— INFORMATION SHOWN —
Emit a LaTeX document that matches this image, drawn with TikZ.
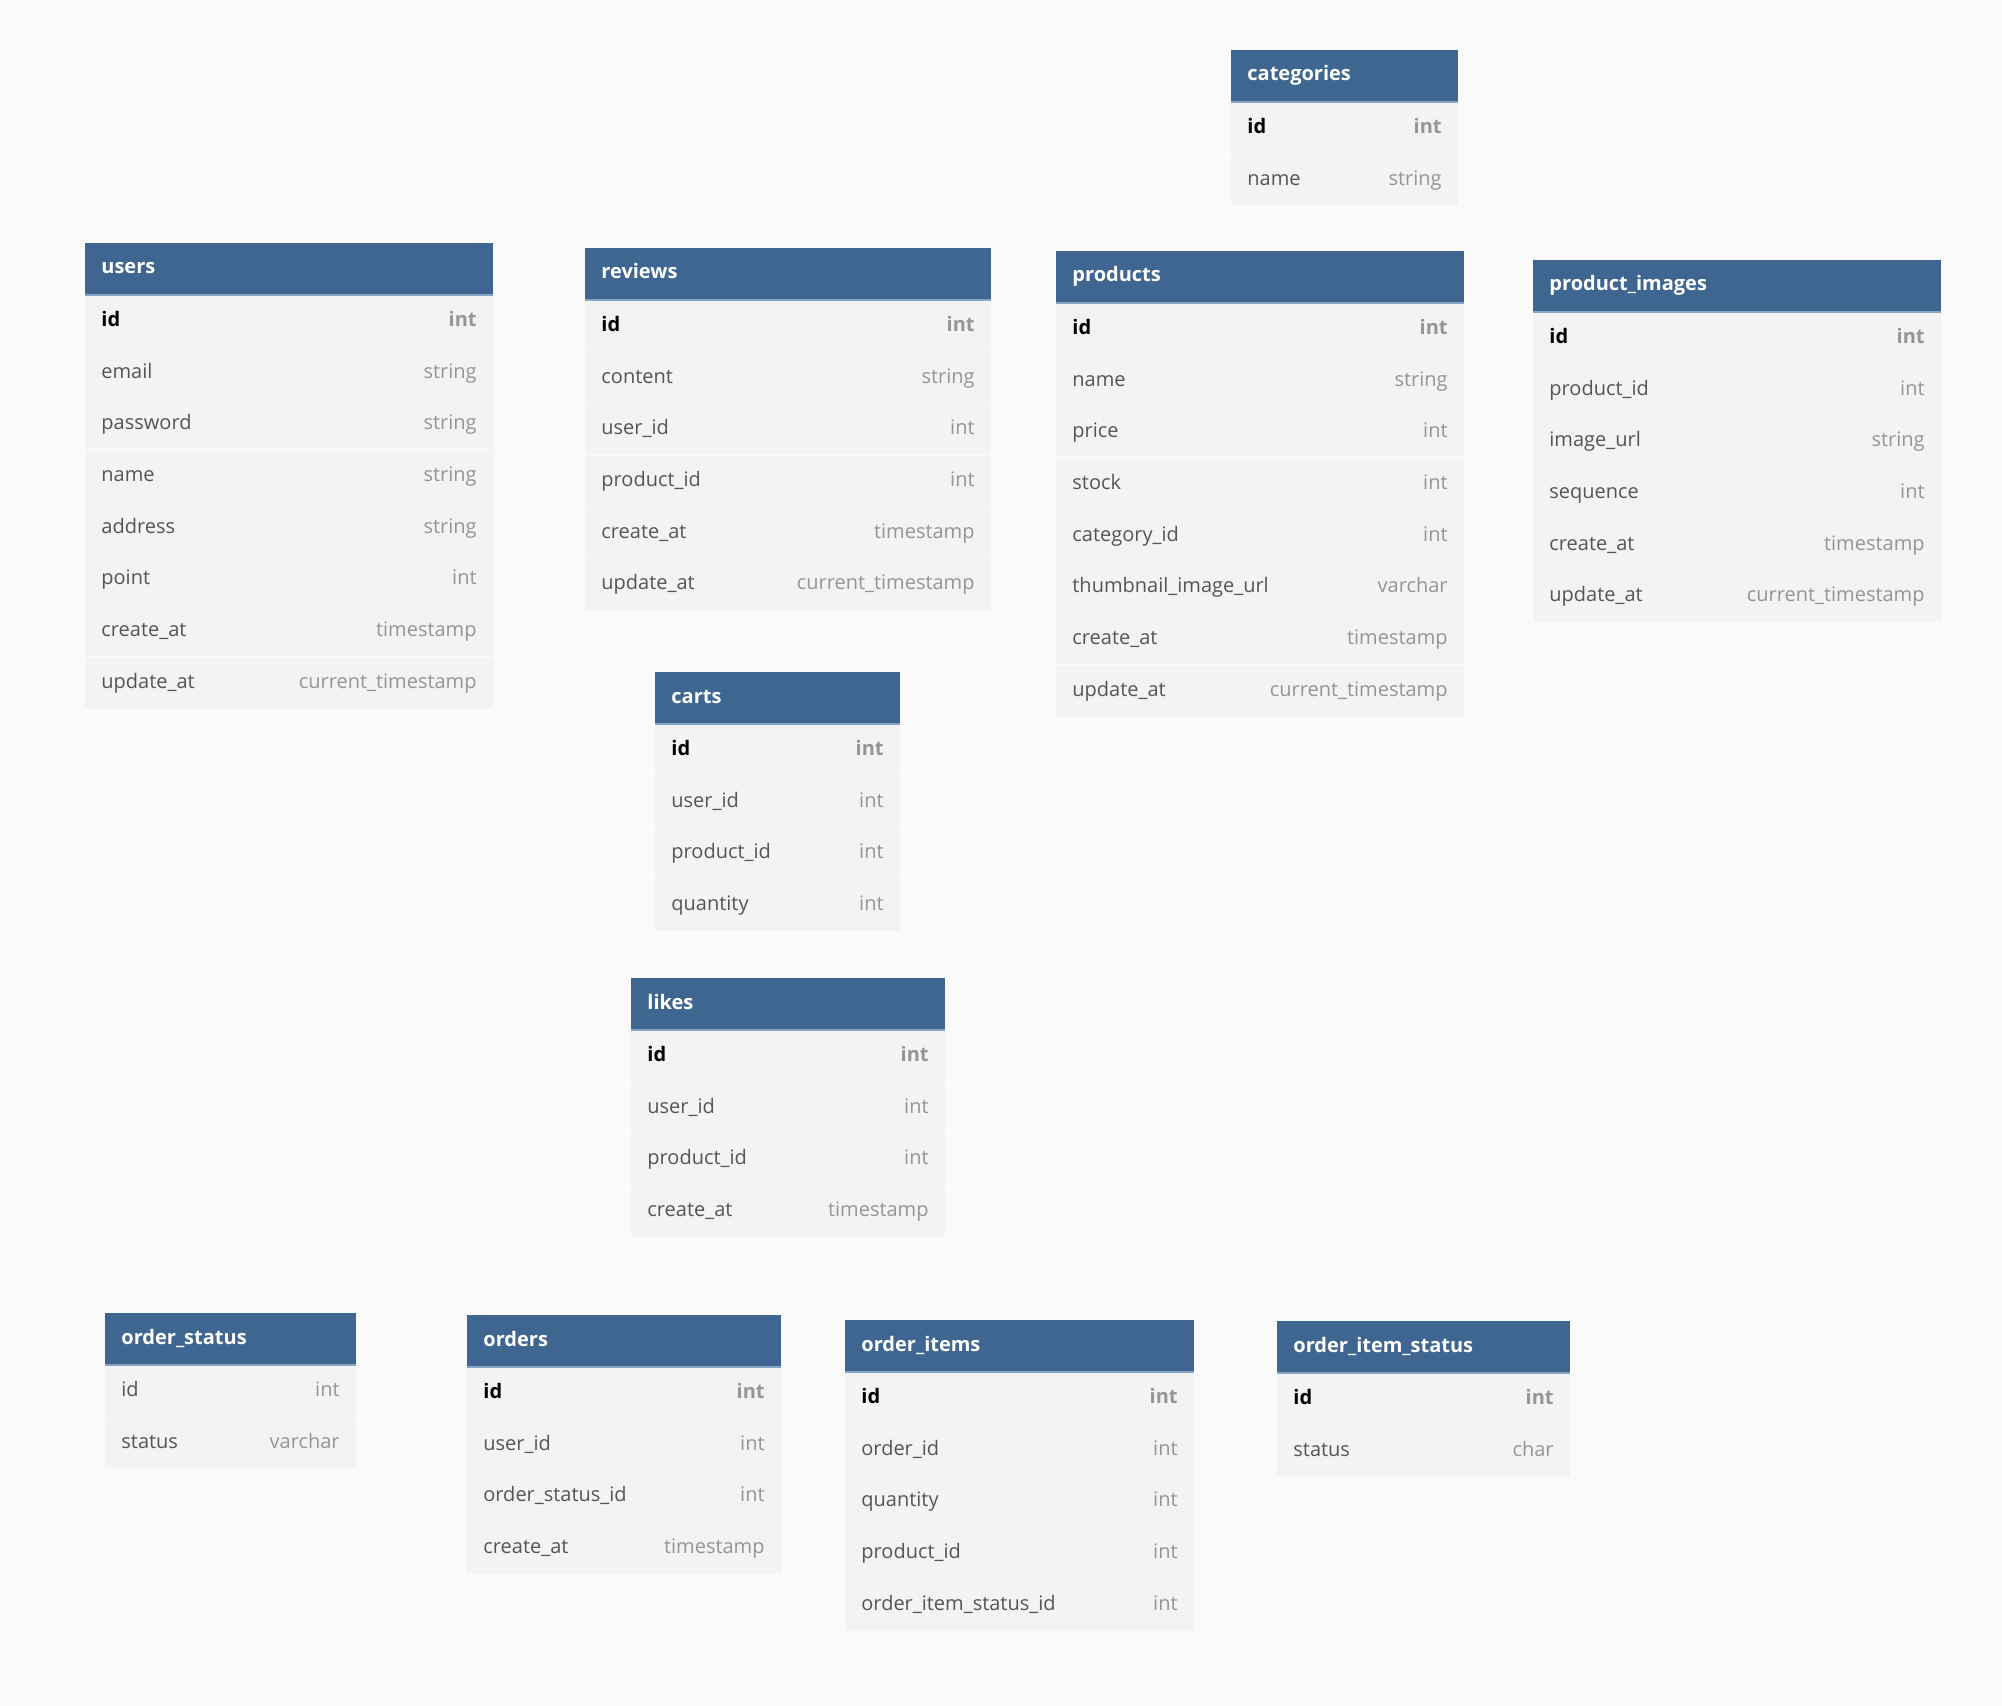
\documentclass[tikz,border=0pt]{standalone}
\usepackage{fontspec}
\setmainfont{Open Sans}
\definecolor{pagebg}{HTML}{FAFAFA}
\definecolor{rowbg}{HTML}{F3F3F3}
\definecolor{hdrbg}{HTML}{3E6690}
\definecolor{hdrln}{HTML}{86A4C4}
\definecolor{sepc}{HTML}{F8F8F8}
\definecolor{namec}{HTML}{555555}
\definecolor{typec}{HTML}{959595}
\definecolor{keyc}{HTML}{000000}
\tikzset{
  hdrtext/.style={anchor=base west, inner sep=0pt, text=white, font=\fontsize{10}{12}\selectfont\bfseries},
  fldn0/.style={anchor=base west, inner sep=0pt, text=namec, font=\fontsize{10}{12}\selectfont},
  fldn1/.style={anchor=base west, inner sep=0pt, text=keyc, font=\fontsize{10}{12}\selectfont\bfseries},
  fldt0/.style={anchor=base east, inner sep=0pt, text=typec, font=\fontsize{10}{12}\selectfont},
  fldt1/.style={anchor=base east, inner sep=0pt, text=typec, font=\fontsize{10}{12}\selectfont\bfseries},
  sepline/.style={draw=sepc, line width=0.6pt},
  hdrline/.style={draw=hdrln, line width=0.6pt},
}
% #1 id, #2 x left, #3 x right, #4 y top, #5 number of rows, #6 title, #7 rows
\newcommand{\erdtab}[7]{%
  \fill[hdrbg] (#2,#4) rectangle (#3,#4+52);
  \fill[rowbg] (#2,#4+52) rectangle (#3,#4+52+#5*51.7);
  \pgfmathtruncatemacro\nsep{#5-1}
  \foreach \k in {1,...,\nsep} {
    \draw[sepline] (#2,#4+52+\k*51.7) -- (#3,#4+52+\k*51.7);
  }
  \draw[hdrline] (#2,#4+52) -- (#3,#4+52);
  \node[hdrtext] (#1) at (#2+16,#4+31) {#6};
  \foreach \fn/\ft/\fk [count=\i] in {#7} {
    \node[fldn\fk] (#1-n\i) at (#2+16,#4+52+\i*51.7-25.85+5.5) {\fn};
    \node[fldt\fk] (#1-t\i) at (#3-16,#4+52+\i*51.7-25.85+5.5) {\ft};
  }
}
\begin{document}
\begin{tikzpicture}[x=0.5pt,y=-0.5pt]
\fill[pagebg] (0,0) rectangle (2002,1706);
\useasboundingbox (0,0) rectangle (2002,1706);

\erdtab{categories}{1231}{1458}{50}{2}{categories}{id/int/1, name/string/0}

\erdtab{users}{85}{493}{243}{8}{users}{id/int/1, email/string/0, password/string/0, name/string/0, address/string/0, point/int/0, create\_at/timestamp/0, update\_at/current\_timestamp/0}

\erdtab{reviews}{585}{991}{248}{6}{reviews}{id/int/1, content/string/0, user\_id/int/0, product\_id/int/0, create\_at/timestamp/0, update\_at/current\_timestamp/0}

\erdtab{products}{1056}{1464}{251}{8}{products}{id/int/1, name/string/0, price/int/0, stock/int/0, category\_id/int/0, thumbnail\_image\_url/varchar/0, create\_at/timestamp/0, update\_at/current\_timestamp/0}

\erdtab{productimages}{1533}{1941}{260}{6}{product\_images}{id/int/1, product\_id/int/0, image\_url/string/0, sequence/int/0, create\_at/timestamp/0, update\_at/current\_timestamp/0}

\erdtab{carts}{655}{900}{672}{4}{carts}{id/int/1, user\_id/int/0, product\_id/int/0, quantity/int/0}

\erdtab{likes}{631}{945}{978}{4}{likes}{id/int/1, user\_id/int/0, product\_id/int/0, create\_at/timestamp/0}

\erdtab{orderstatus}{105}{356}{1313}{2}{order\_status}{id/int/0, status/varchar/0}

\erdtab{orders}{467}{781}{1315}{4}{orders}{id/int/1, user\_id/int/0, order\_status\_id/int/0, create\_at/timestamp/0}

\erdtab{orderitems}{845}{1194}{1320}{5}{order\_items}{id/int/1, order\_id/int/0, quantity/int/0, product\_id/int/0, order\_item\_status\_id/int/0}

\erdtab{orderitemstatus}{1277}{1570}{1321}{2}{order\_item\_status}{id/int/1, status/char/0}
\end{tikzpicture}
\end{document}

— SHORT EXERCISE —
The data above should be repeated exactly, minus any pictures.

— COMPLETED EXERCISE —
Emit a LaTeX document that matches this image, drawn with TikZ.
\documentclass[tikz,border=0pt]{standalone}
\usepackage{fontspec}
\setmainfont{Open Sans}
\definecolor{pagebg}{HTML}{FAFAFA}
\definecolor{rowbg}{HTML}{F3F3F3}
\definecolor{hdrbg}{HTML}{3E6690}
\definecolor{hdrln}{HTML}{86A4C4}
\definecolor{sepc}{HTML}{F8F8F8}
\definecolor{namec}{HTML}{555555}
\definecolor{typec}{HTML}{959595}
\definecolor{keyc}{HTML}{000000}
\tikzset{
  hdrtext/.style={anchor=base west, inner sep=0pt, text=white, font=\fontsize{10}{12}\selectfont\bfseries},
  fldn0/.style={anchor=base west, inner sep=0pt, text=namec, font=\fontsize{10}{12}\selectfont},
  fldn1/.style={anchor=base west, inner sep=0pt, text=keyc, font=\fontsize{10}{12}\selectfont\bfseries},
  fldt0/.style={anchor=base east, inner sep=0pt, text=typec, font=\fontsize{10}{12}\selectfont},
  fldt1/.style={anchor=base east, inner sep=0pt, text=typec, font=\fontsize{10}{12}\selectfont\bfseries},
  sepline/.style={draw=sepc, line width=0.6pt},
  hdrline/.style={draw=hdrln, line width=0.6pt},
}
% #1 id, #2 x left, #3 x right, #4 y top, #5 number of rows, #6 title, #7 rows
\newcommand{\erdtab}[7]{%
  \fill[hdrbg] (#2,#4) rectangle (#3,#4+52);
  \fill[rowbg] (#2,#4+52) rectangle (#3,#4+52+#5*51.7);
  \pgfmathtruncatemacro\nsep{#5-1}
  \foreach \k in {1,...,\nsep} {
    \draw[sepline] (#2,#4+52+\k*51.7) -- (#3,#4+52+\k*51.7);
  }
  \draw[hdrline] (#2,#4+52) -- (#3,#4+52);
  \node[hdrtext] (#1) at (#2+16,#4+31) {#6};
  \foreach \fn/\ft/\fk [count=\i] in {#7} {
    \node[fldn\fk] (#1-n\i) at (#2+16,#4+52+\i*51.7-25.85+5.5) {\fn};
    \node[fldt\fk] (#1-t\i) at (#3-16,#4+52+\i*51.7-25.85+5.5) {\ft};
  }
}
\begin{document}
\begin{tikzpicture}[x=0.5pt,y=-0.5pt]
\fill[pagebg] (0,0) rectangle (2002,1706);
\useasboundingbox (0,0) rectangle (2002,1706);

\erdtab{categories}{1231}{1458}{50}{2}{categories}{id/int/1, name/string/0}

\erdtab{users}{85}{493}{243}{8}{users}{id/int/1, email/string/0, password/string/0, name/string/0, address/string/0, point/int/0, create\_at/timestamp/0, update\_at/current\_timestamp/0}

\erdtab{reviews}{585}{991}{248}{6}{reviews}{id/int/1, content/string/0, user\_id/int/0, product\_id/int/0, create\_at/timestamp/0, update\_at/current\_timestamp/0}

\erdtab{products}{1056}{1464}{251}{8}{products}{id/int/1, name/string/0, price/int/0, stock/int/0, category\_id/int/0, thumbnail\_image\_url/varchar/0, create\_at/timestamp/0, update\_at/current\_timestamp/0}

\erdtab{productimages}{1533}{1941}{260}{6}{product\_images}{id/int/1, product\_id/int/0, image\_url/string/0, sequence/int/0, create\_at/timestamp/0, update\_at/current\_timestamp/0}

\erdtab{carts}{655}{900}{672}{4}{carts}{id/int/1, user\_id/int/0, product\_id/int/0, quantity/int/0}

\erdtab{likes}{631}{945}{978}{4}{likes}{id/int/1, user\_id/int/0, product\_id/int/0, create\_at/timestamp/0}

\erdtab{orderstatus}{105}{356}{1313}{2}{order\_status}{id/int/0, status/varchar/0}

\erdtab{orders}{467}{781}{1315}{4}{orders}{id/int/1, user\_id/int/0, order\_status\_id/int/0, create\_at/timestamp/0}

\erdtab{orderitems}{845}{1194}{1320}{5}{order\_items}{id/int/1, order\_id/int/0, quantity/int/0, product\_id/int/0, order\_item\_status\_id/int/0}

\erdtab{orderitemstatus}{1277}{1570}{1321}{2}{order\_item\_status}{id/int/1, status/char/0}
\end{tikzpicture}
\end{document}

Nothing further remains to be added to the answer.